Lack of Evidence for Fraud
The court also considered the allegations of fraud in the defendants’ actions, noting that fraud must be established by convincing evidence rather than mere conjecture. It ruled that there was no substantial evidence showing that the defendants had knowledge of the rights granted to Bell Bogart or that they engaged in any fraudulent scheme with Grant. The court emphasized that while Pratt gained some knowledge about the soap-making process, it was acquired through lawful means, specifically by instruction from his brother. Since there was no proof that Pratt or the other defendants acted with the intent to deceive or were aware of any contractual obligation to Bell Bogart, the claim of fraud could not be substantiated.

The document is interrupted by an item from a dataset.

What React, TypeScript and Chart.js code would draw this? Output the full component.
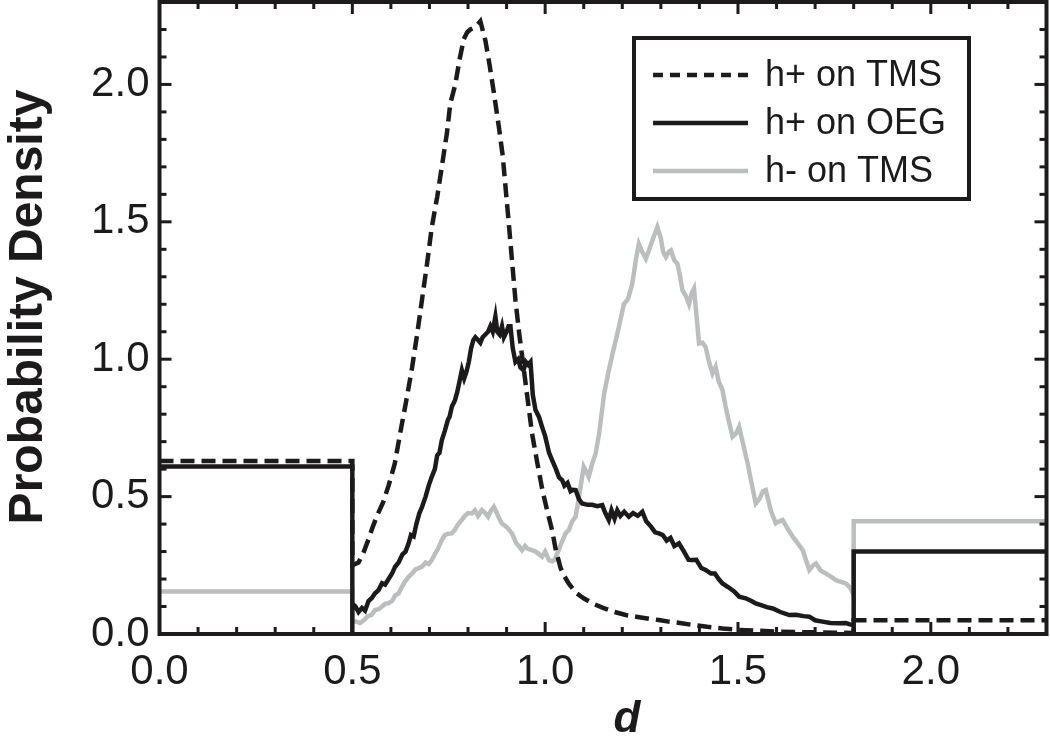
import React, { useEffect, useRef } from "react";
import { Chart, registerables } from "chart.js";

Chart.register(...registerables);

const INK = "#1c1a1b";
const GREY = "#bcbdbf";
const FONT = "'Liberation Sans', Arial, Helvetica, sans-serif";

// axis ticks
const X_TICKS = [0, 0.5, 1.0, 1.5, 2.0];
const Y_TICKS = [0, 0.5, 1.0, 1.5, 2.0];
const X_MAX = 2.3;
const Y_MAX = 2.3;

const X_TITLE = "d";
const Y_TITLE = "Probability Density";
const LABELS = ["h+ on TMS", "h+ on OEG", "h- on TMS"];

// h+ on TMS (dashed)
const tmsPlusX = [0, 0.5, 0.5, 0.516, 0.53, 0.542, 0.553, 0.564, 0.58, 0.594, 0.61, 0.624, 0.64, 0.655, 0.668, 0.681, 0.694, 0.706, 0.72, 0.732, 0.745, 0.754, 0.767, 0.778, 0.789, 0.798, 0.806, 0.82, 0.832, 0.845, 0.856, 0.867, 0.88, 0.89, 0.897, 0.906, 0.914, 0.923, 0.933, 0.944, 0.955, 0.966, 0.98, 0.992, 1.005, 1.018, 1.027, 1.04, 1.05, 1.061, 1.08, 1.1, 1.122, 1.15, 1.18, 1.209, 1.24, 1.27, 1.295, 1.32, 1.35, 1.382, 1.42, 1.46, 1.503, 1.55, 1.6, 1.65, 1.7, 1.75, 1.8, 1.8, 2.3];
const tmsPlusY = [0.63, 0.63, 0.25, 0.26, 0.3, 0.345, 0.39, 0.43, 0.48, 0.54, 0.62, 0.73, 0.85, 0.97, 1.09, 1.22, 1.35, 1.48, 1.59, 1.7, 1.82, 1.93, 2.0, 2.09, 2.165, 2.19, 2.2, 2.21, 2.23, 2.16, 2.07, 1.97, 1.845, 1.74, 1.63, 1.49, 1.36, 1.215, 1.09, 0.97, 0.85, 0.73, 0.62, 0.53, 0.45, 0.378, 0.31, 0.24, 0.21, 0.184, 0.15, 0.13, 0.112, 0.095, 0.08, 0.069, 0.062, 0.055, 0.051, 0.045, 0.04, 0.033, 0.026, 0.02, 0.015, 0.012, 0.009, 0.007, 0.006, 0.005, 0.004, 0.05, 0.05];

// h+ on OEG (solid black)
const oegPlusX = [0, 0.5, 0.5, 0.5, 0.508, 0.516, 0.525, 0.533, 0.542, 0.55, 0.559, 0.568, 0.577, 0.585, 0.594, 0.603, 0.611, 0.62, 0.63, 0.638, 0.646, 0.652, 0.659, 0.666, 0.674, 0.681, 0.69, 0.698, 0.706, 0.714, 0.72, 0.726, 0.732, 0.74, 0.748, 0.752, 0.758, 0.766, 0.772, 0.778, 0.784, 0.79, 0.796, 0.802, 0.808, 0.814, 0.819, 0.826, 0.832, 0.838, 0.845, 0.852, 0.858, 0.864, 0.871, 0.876, 0.882, 0.888, 0.893, 0.9, 0.905, 0.91, 0.916, 0.923, 0.93, 0.936, 0.944, 0.95, 0.956, 0.962, 0.968, 0.975, 0.984, 0.992, 1.0, 1.01, 1.018, 1.028, 1.036, 1.044, 1.05, 1.058, 1.066, 1.072, 1.079, 1.088, 1.096, 1.11, 1.122, 1.135, 1.148, 1.156, 1.165, 1.172, 1.18, 1.187, 1.195, 1.205, 1.217, 1.228, 1.24, 1.252, 1.262, 1.275, 1.285, 1.295, 1.305, 1.315, 1.325, 1.335, 1.347, 1.36, 1.372, 1.382, 1.392, 1.405, 1.416, 1.43, 1.44, 1.45, 1.46, 1.475, 1.49, 1.503, 1.52, 1.535, 1.546, 1.56, 1.575, 1.59, 1.61, 1.633, 1.65, 1.67, 1.685, 1.7, 1.719, 1.74, 1.763, 1.78, 1.79, 1.8, 1.8, 1.8, 2.3];
const oegPlusY = [0.61, 0.61, 0, 0.11, 0.1, 0.08, 0.095, 0.085, 0.12, 0.13, 0.148, 0.16, 0.185, 0.18, 0.2, 0.22, 0.245, 0.26, 0.29, 0.3, 0.33, 0.36, 0.355, 0.4, 0.44, 0.463, 0.5, 0.54, 0.572, 0.6, 0.65, 0.66, 0.705, 0.74, 0.78, 0.79, 0.827, 0.85, 0.88, 0.92, 0.96, 0.93, 0.955, 0.99, 1.04, 1.07, 1.08, 1.07, 1.06, 1.08, 1.09, 1.1, 1.12, 1.1, 1.155, 1.1, 1.09, 1.12, 1.08, 1.1, 1.12, 1.12, 1.04, 0.99, 1.0, 0.97, 0.96, 0.99, 0.98, 0.99, 0.87, 0.815, 0.79, 0.754, 0.72, 0.66, 0.633, 0.6, 0.57, 0.56, 0.54, 0.55, 0.52, 0.525, 0.524, 0.49, 0.475, 0.47, 0.47, 0.465, 0.469, 0.44, 0.415, 0.45, 0.42, 0.45, 0.43, 0.445, 0.427, 0.44, 0.43, 0.445, 0.41, 0.39, 0.37, 0.366, 0.36, 0.34, 0.35, 0.32, 0.33, 0.3, 0.27, 0.269, 0.27, 0.24, 0.233, 0.22, 0.22, 0.2, 0.184, 0.17, 0.155, 0.136, 0.13, 0.12, 0.111, 0.105, 0.098, 0.093, 0.08, 0.069, 0.07, 0.065, 0.063, 0.05, 0.045, 0.04, 0.039, 0.04, 0.035, 0.033, 0, 0.3, 0.3];

// h- on TMS (grey)
const tmsMinusX = [0, 0.5, 0.5, 0.51, 0.52, 0.53, 0.54, 0.55, 0.559, 0.568, 0.577, 0.585, 0.594, 0.603, 0.611, 0.62, 0.628, 0.636, 0.646, 0.655, 0.664, 0.672, 0.681, 0.69, 0.698, 0.706, 0.714, 0.722, 0.732, 0.74, 0.748, 0.758, 0.766, 0.775, 0.784, 0.792, 0.8, 0.81, 0.818, 0.826, 0.836, 0.845, 0.852, 0.86, 0.867, 0.875, 0.881, 0.888, 0.9, 0.914, 0.925, 0.932, 0.94, 0.948, 0.955, 0.966, 0.975, 0.985, 0.992, 1.0, 1.01, 1.018, 1.025, 1.036, 1.045, 1.053, 1.062, 1.07, 1.079, 1.088, 1.1, 1.107, 1.113, 1.122, 1.131, 1.14, 1.153, 1.165, 1.179, 1.19, 1.204, 1.215, 1.226, 1.235, 1.243, 1.252, 1.261, 1.27, 1.28, 1.291, 1.3, 1.306, 1.313, 1.32, 1.326, 1.335, 1.343, 1.35, 1.356, 1.365, 1.373, 1.38, 1.386, 1.393, 1.399, 1.408, 1.416, 1.425, 1.434, 1.442, 1.45, 1.46, 1.468, 1.477, 1.486, 1.495, 1.503, 1.512, 1.525, 1.535, 1.546, 1.555, 1.565, 1.572, 1.585, 1.598, 1.607, 1.616, 1.63, 1.642, 1.655, 1.668, 1.676, 1.685, 1.695, 1.702, 1.715, 1.728, 1.74, 1.754, 1.767, 1.78, 1.79, 1.8, 1.8, 2.3];
const tmsMinusY = [0.155, 0.155, 0.05, 0.045, 0.04, 0.05, 0.065, 0.07, 0.087, 0.09, 0.1, 0.11, 0.112, 0.12, 0.14, 0.148, 0.17, 0.19, 0.208, 0.22, 0.235, 0.24, 0.245, 0.26, 0.255, 0.269, 0.29, 0.31, 0.342, 0.36, 0.365, 0.366, 0.38, 0.4, 0.415, 0.43, 0.44, 0.439, 0.45, 0.43, 0.451, 0.44, 0.427, 0.45, 0.463, 0.44, 0.42, 0.402, 0.39, 0.366, 0.33, 0.32, 0.305, 0.32, 0.31, 0.305, 0.3, 0.29, 0.281, 0.3, 0.269, 0.265, 0.27, 0.31, 0.34, 0.366, 0.38, 0.41, 0.427, 0.5, 0.609, 0.59, 0.572, 0.62, 0.657, 0.73, 0.875, 0.96, 1.045, 1.11, 1.2, 1.22, 1.275, 1.36, 1.42, 1.39, 1.366, 1.4, 1.44, 1.481, 1.44, 1.39, 1.372, 1.39, 1.396, 1.36, 1.348, 1.3, 1.251, 1.23, 1.2, 1.24, 1.257, 1.15, 1.057, 1.06, 1.045, 0.99, 0.948, 0.972, 0.92, 0.887, 0.827, 0.77, 0.718, 0.73, 0.754, 0.7, 0.621, 0.55, 0.475, 0.49, 0.52, 0.524, 0.45, 0.403, 0.41, 0.415, 0.38, 0.354, 0.33, 0.305, 0.27, 0.233, 0.25, 0.257, 0.23, 0.22, 0.21, 0.196, 0.19, 0.184, 0.17, 0.142, 0.41, 0.41];

const pts = (xs: number[], ys: number[]) => xs.map((x, i) => ({ x, y: ys[i] }));

const framePlugin = {
  id: "frameTicks",
  afterDatasetsDraw(chart: any) {
    const { ctx, chartArea, scales } = chart;
    const { left, right, top, bottom } = chartArea;
    const xs = scales.x;
    const ys = scales.y;
    ctx.save();
    ctx.strokeStyle = INK;
    ctx.lineWidth = 3;
    ctx.lineCap = "butt";
    const seg = (x1: number, y1: number, x2: number, y2: number) => {
      ctx.beginPath();
      ctx.moveTo(x1, y1);
      ctx.lineTo(x2, y2);
      ctx.stroke();
    };
    for (let i = 1; i <= Math.round(X_MAX * 10); i++) {
      const v = i / 10;
      const major = i % 5 === 0;
      const px = xs.getPixelForValue(v);
      const len = major ? 12 : 7;
      seg(px, bottom, px, bottom - len);
      seg(px, top, px, top + len);
    }
    for (let i = 1; i <= Math.round(Y_MAX * 10); i++) {
      const v = i / 10;
      const major = i % 5 === 0;
      const py = ys.getPixelForValue(v);
      const len = major ? 12 : 7;
      seg(left, py, left + len, py);
      seg(right, py, right - len, py);
    }
    ctx.lineWidth = 4;
    ctx.strokeRect(left, top, right - left, bottom - top);

    // axis titles
    ctx.fillStyle = INK;
    ctx.textAlign = "center";
    ctx.textBaseline = "middle";
    ctx.font = `italic bold 44px ${FONT}`;
    ctx.fillText(X_TITLE, 627, 720);
    ctx.translate(29, 307);
    ctx.rotate(-Math.PI / 2);
    ctx.font = `bold 48px ${FONT}`;
    ctx.fillText(Y_TITLE, 0, 0);
    ctx.restore();
  },
};

const legendPlugin = {
  id: "boxLegend",
  afterDraw(chart: any) {
    const { ctx } = chart;
    const bx = 634, by = 38, bw = 335, bh = 161;
    ctx.save();
    ctx.fillStyle = "#ffffff";
    ctx.fillRect(bx, by, bw, bh);
    ctx.lineWidth = 4;
    ctx.strokeStyle = INK;
    ctx.strokeRect(bx, by, bw, bh);
    const styles = [
      { color: INK, dash: [10, 7] },
      { color: INK, dash: [] },
      { color: GREY, dash: [] },
    ];
    LABELS.forEach((label, i) => {
      const cy = 75 + i * 48;
      ctx.beginPath();
      ctx.setLineDash(styles[i].dash);
      ctx.strokeStyle = styles[i].color;
      ctx.lineWidth = 4.5;
      ctx.moveTo(653, cy);
      ctx.lineTo(748, cy);
      ctx.stroke();
      ctx.setLineDash([]);
      ctx.fillStyle = INK;
      ctx.font = `36px ${FONT}`;
      ctx.textBaseline = "middle";
      ctx.textAlign = "left";
      ctx.fillText(label, 765, cy + 1);
    });
    ctx.restore();
  },
};

export default function App() {
  const ref = useRef<HTMLCanvasElement | null>(null);
  useEffect(() => {
    document.body.style.margin = "0";
    const canvas = ref.current;
    if (!canvas) return;
    const chart = new Chart(canvas, {
      type: "line",
      data: {
        datasets: [
          {
            label: LABELS[0],
            data: pts(tmsPlusX, tmsPlusY),
            borderColor: INK,
            borderWidth: 4.5,
            borderDash: [14, 7],
            pointRadius: 0,
            tension: 0,
            fill: false,
            order: 0,
          },
          {
            label: LABELS[1],
            data: pts(oegPlusX, oegPlusY),
            borderColor: INK,
            borderWidth: 4.5,
            pointRadius: 0,
            tension: 0,
            fill: false,
            order: 1,
          },
          {
            label: LABELS[2],
            data: pts(tmsMinusX, tmsMinusY),
            borderColor: GREY,
            borderWidth: 4.5,
            pointRadius: 0,
            tension: 0,
            fill: false,
            order: 2,
          },
        ],
      },
      options: {
        responsive: false,
        animation: false,
        devicePixelRatio: 1,
        layout: { padding: { left: 0, right: 3.5, top: 2, bottom: 0 } },
        plugins: { legend: { display: false }, tooltip: { enabled: false } },
        scales: {
          x: {
            type: "linear",
            min: 0,
            max: X_MAX,
            afterBuildTicks: (s: any) => {
              s.ticks = X_TICKS.map((v) => ({ value: v }));
            },
            afterFit: (s: any) => {
              s.height = 112;
              s.paddingLeft = 0;
              s.paddingRight = 0;
              s.paddingTop = 0;
              s.paddingBottom = 0;
            },
            grid: { display: false, drawTicks: false },
            border: { display: false },
            ticks: {
              autoSkip: false,
              maxRotation: 0,
              padding: 13,
              color: INK,
              font: { family: FONT, size: 42 },
              callback: (v: any) => Number(v).toFixed(1),
            },
            title: { display: false },
          },
          y: {
            type: "linear",
            min: 0,
            max: Y_MAX,
            afterBuildTicks: (s: any) => {
              s.ticks = Y_TICKS.map((v) => ({ value: v }));
            },
            afterFit: (s: any) => {
              s.width = 159.5;
              s.paddingLeft = 0;
              s.paddingRight = 0;
              s.paddingTop = 0;
              s.paddingBottom = 0;
            },
            grid: { display: false, drawTicks: false },
            border: { display: false },
            ticks: {
              autoSkip: false,
              padding: 10,
              color: INK,
              font: { family: FONT, size: 42 },
              callback: (v: any) => Number(v).toFixed(1),
            },
            title: { display: false },
          },
        },
      },
      plugins: [framePlugin, legendPlugin],
    });
    return () => chart.destroy();
  }, []);
  return (
    <div style={{ position: "absolute", left: 0, top: 0, width: 1050, height: 746 }}>
      <canvas ref={ref} width={1050} height={746} style={{ display: "block" }} />
    </div>
  );
}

Implications of the Evidence Presented
The court's examination of the evidence revealed that the methods employed by Pratt and the defendants in manufacturing Coal Oil Johnny Soap were consistent with what was already known in the industry. It found that Pratt did not provide a specific formula or method that differed from what was commonly practiced by other manufacturers at the time. The court noted that the soap-making process was not a closely guarded secret and that several manufacturers could produce similar soap. This conclusion reinforced the notion that the plaintiff's claims were not based on any proprietary knowledge or trade secrets, ultimately undermining the foundation of the plaintiff's case against the defendants.
Conclusion of the Court
In conclusion, the court determined that the plaintiff failed to establish a valid cause of action against the defendants. It ruled that the evidence did not support the claims of unlawful manufacturing or fraudulent conduct, and therefore, the complaint was dismissed. The court emphasized that the remedy for the alleged breach of contract should be directed towards Grant, rather than against Pitcher Martin or Pratt, who had acted without any knowledge of wrongdoing. As a result, the defendants were entitled to a dismissal of the complaint with costs, signifying the court's finding that the plaintiff's legal arguments and evidence were insufficient to justify their claims.